Does South Florida Really Bite the Big One for Sports?
I’ve been here a dozen years. Love the winters. Actually, from late October right through early June, you just can’t beat the weather. Ask any relocate-ee from the north and they’ll tell you, the reason they moved here is the weather. They might tell you it was a career move — they’re lying.
That said, there are other things in South Florida that make living here pleasant. We’ve got among the best beaches on the planet. Some excellent restaurants. Spectacular entertainment. And for the nature enthusiasts — the Everglades really are incredible.
Then there’s the sports scene.
The Miami Dolphins have been here since 1966, so they actually have a history. They have a fan base, and a glory era from which to lure new fans — the mystique of the perfect season — the Hall of Famers like Marino, Czonka…and….well there are others.
The Florida Marlins repeatedly put viable talent on the field almost every year. They’ve got two World Series titles to their credit in just 16 seasons of existence. Impressive by any standard. But they draw slightly better than The Secret Life of Squirrels on the Discovery Channel.
The Heat? A perennial playoff contender in the late 90’s and one championship. Not too bad for a team that only started 20 years ago. But…lots of empty seats. And the one’s that are (save a few diehards) are filled with beautiful people hoping to be seen.
The Panthers. Ice Hockey. NHL Hockey in South Florida. It’s a great game to watch, but somehow watching guys kill each other for three periods on frozen precipitation, then stepping outisde the arena into a tropical paradise…let’s just say it’s a little odd.
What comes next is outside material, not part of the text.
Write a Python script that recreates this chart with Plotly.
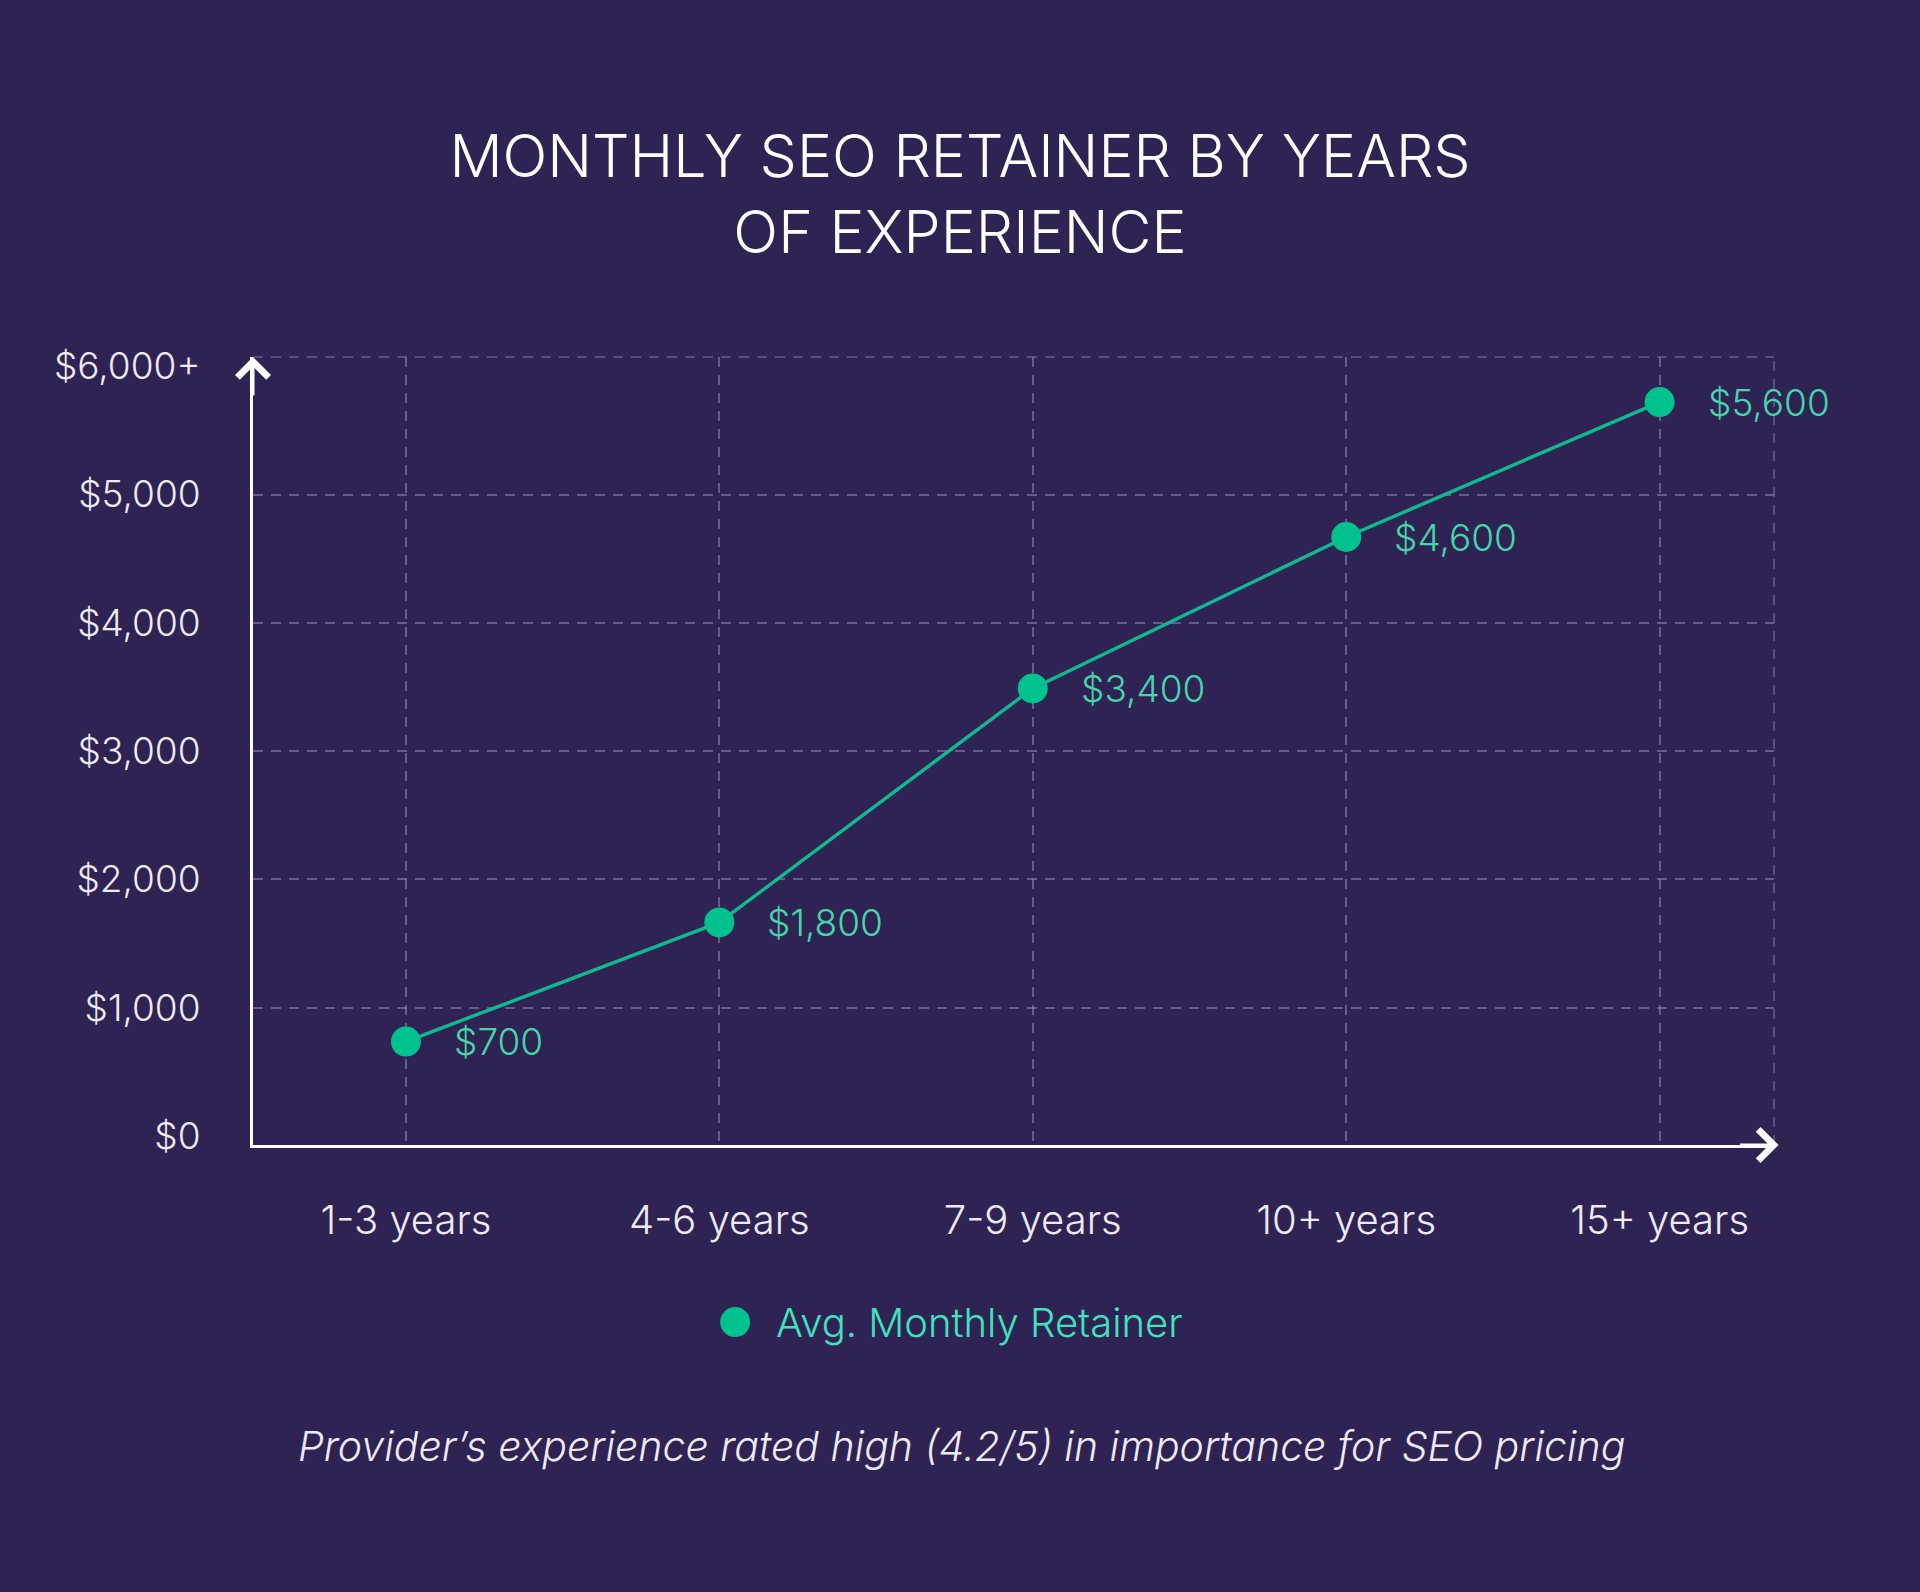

And that’s it really. It’s the fact that we kind of live in Shangrila down here.
Are there too many distractions? Why does the sports scene stink? These questions aren’t exactly new. Sportscasters have been trying to answer them for years. But I haven’t heard the definitive answer yet. The real hardcore sports fans, are transplants from the Northeast, and maybe Chicago. In fact, I’ll go on record and say no metropolitan area in the country has more displaced fans. Not even LA.
Go see the Mets play the Marlins at Dolphins Stadium and count how many blue and orange hats with the interlocking NY are in the seats. I was at a game last season when the Mets fans’ cheer of “Let’s Go Mets” drowned out the Marlins chants. Perhaps drowing out is inaccurate — blew it away is more more like it.
Ready for the theories? Ready for the excuses?
Too many distractions. Too many displaced fans. Too much oppressive heat. Too many rainstorms during baseball season.
The teams aren’t winning? WRONG. Even during championship runs, there were plenty of empty seats in the stadium and arenas.
I think I’ve got it. The one answer that really is quite simple. Everywhere you look in South Florida…every park, every makeshift field, every driveway, people are playing sports. EVERYWHERE. They’re playing soccer and basketball and touch football and golf and tennis and baseball. I drive by sports complexes every single day…and no matter what time of the day it is or what time of the year it is…someone is out there…playing. Youth leagues are overflowing. Adult leagues are bursting at the seams. Pick up games have waiting lines.
And so, maybe…just maybe…we’ve been looking at this whole thing from outside in, instead of inside out. Maybe this city, this chunk of land at the end of a peninsula amid palm trees and tropical breezes is the greatest sports area in the country. Only nobody’s watching — they’re too busy getting in the game.